La deuxième par contre était plus inquiétante quand même. Je devais charger des téléviseurs dans une usine du centre ville de Milan ou Turin, je ne me souviens plus. L'usine étant immense, et ayant plusieurs entrées, je me gare sur le bord de la rue, je ferme la cabine à clefs, comme toujours, et je vais au poste de garde pour me renseigner. N'étant pas à la bonne porte, je reprends ma route, et à l'intersection suivante, je tourne. J'entends alors des coups de klaxons de la part de voitures. Je m'arrête et que vois-je? Les portes arrières de ma remorque étaient ouvertes. Le temps que j'allais voir le gardien, la remorque avait été visitée et je ne m'étais rendu compte de rien. Heureusement que j'étais à vide. Ensuite lors du chargement, les papiers de douane étaient fait dans l'usine même, et j'avais l'interdiction formelle de m'arrêter en route avant d'avoir passé le tunnel du Mont-Blanc. Inutile de dire, que je n'ai pas traîné ensuite pour revenir en France.

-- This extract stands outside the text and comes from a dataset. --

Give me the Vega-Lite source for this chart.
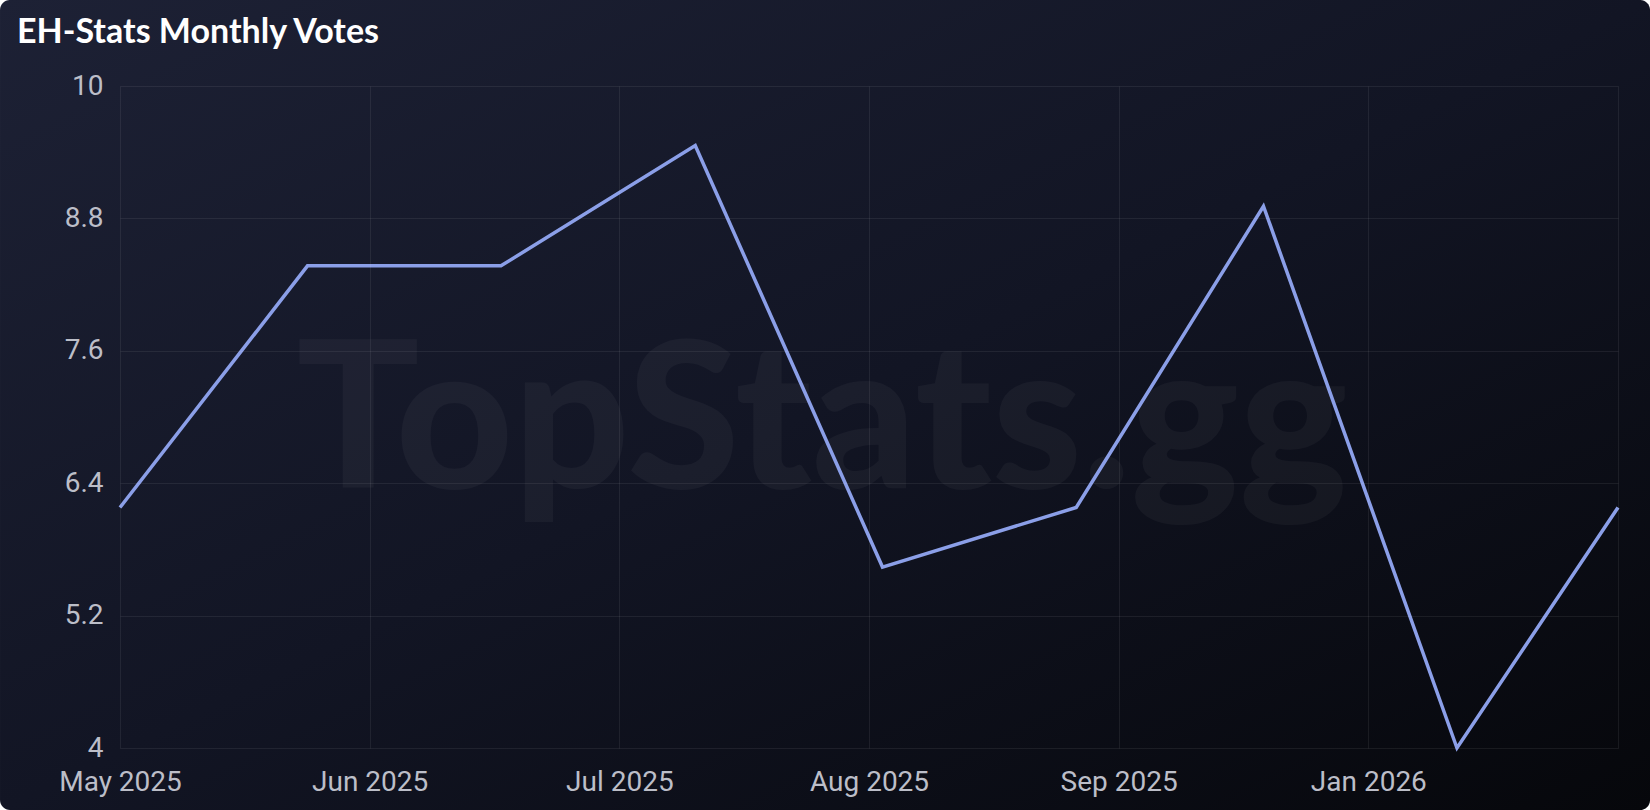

La nuit, sur le bord des autoroutes en Italie, il y avait des feux de camps. Non, non, ce n'était pas des scouts, mais des putes tout simplement.
Comme il y avait des pénuries de billets de banque et de monnaie, il était courant sur les autoroutes Italiennes de recevoir sa monnaie en bonbons, ou en jetons de téléphone. Mais par contre, nous ne pouvions pas payer comme cela, il fallait donner des billets.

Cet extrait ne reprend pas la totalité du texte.